Muhammad al-Bahi selaku Direktur Lembaga al-Saqafah al-Islamiyyah al-Azhar dalam pengantarnya menyatakan bahwa, Mahmud Syaltut dalam menafsirkan Al-Qur’an ini sangat istimewa. Dalam karyanya tersebut terlihat jelas dua visi pemikiran tafsirnya yaitu; menyaring pendapat-pendapat mufasir lama dan menghindari penafsiran-penafsiran yang kandungannya sarat dengan fanatisme mazhab.
Dalam mukadimahnya, Mahmud Syaltut mengkritik secara tajam terhadap penafsiran sektarian yang mengklaim bahwa penafsirannyalah satu-satunya yang benar. Di sisi lain, ia juga mengkritik penafsiran-penafsiran yang dipenuhi dengan riwayat israiliyyat. Menurutnya, riwayat-riwayat semacam ini tidak dapat dipertanggungjawabkan keabsahan dan kebenarannya secara ilmiah.
Hal menarik yang dapat ditemukan dalam tafsir Mahmud Syaltut adalah metode penafsirannya yang unik. Dalam karyanya ini, Syaltut menggunakan metode penafsiran maudu’i, tepatnya tematik surah. Hal ini tidak seperti tafsir pada umumnya yang mengulas penafsiran ayat demi ayat atau surat demi surat, dan mengurutkan kata demi kata yang terkandung dalam Al-Qur’an. Karena alasan inilah, ia dianggap sebagai perintis penerapan tafsir tematis.
Hal serupa disampaikan oleh Quraish Shihab dalam bukunya Membumikan Al-Qur’an. Menurutnya, Mahmud Syaltut adalah perintis penerapan tafsir tematis, tepatnya maudhu’i berdasarkan surah. Sedangkan tafsir maudu‘i berdasarkan subjek atau term digagas pertama kali oleh Prof. Dr. Ahmad Sayyid al-Kumiy, seorang guru besar di institusi yang sama dengan Syaikh Mahmud Syaltut pada tahun 1960.

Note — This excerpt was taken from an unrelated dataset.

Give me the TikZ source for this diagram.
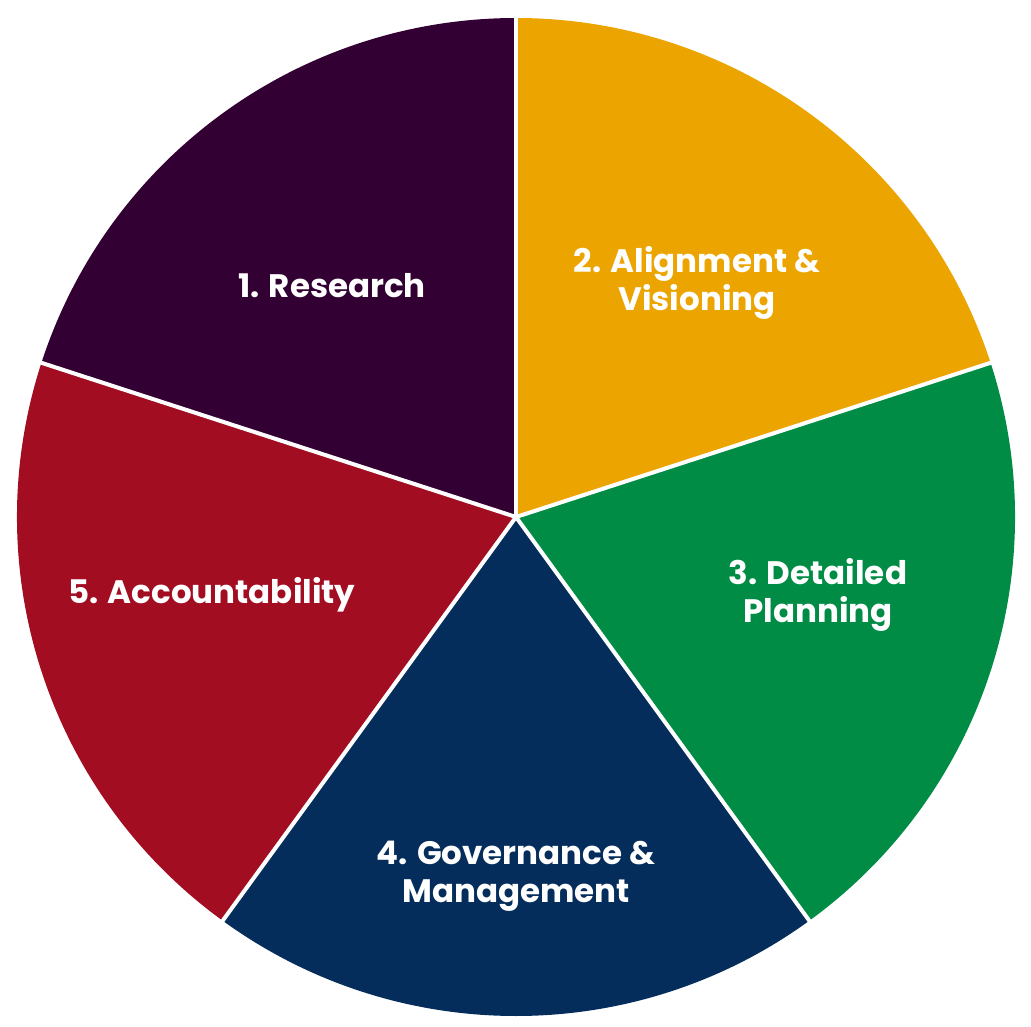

Pada tanggal 25 November 1963 Mahmud Syaltut mengalami sakit parah. Beliau kemudian dibawa oleh keluarganya ke Rumah Sakit al-Agouza Cairo. Setelah dioperasi selama tiga jam, kesadarannya pulih kembali, namun rupanya itu tidak mampu menyembuhkan penyakit beliau. Tokoh karismatik ini meninggal dunia pada tanggal 13 Desember 1963 setelah sempat dirawat selama dua minggu di Rumah Sakit. Wallahu a’lam.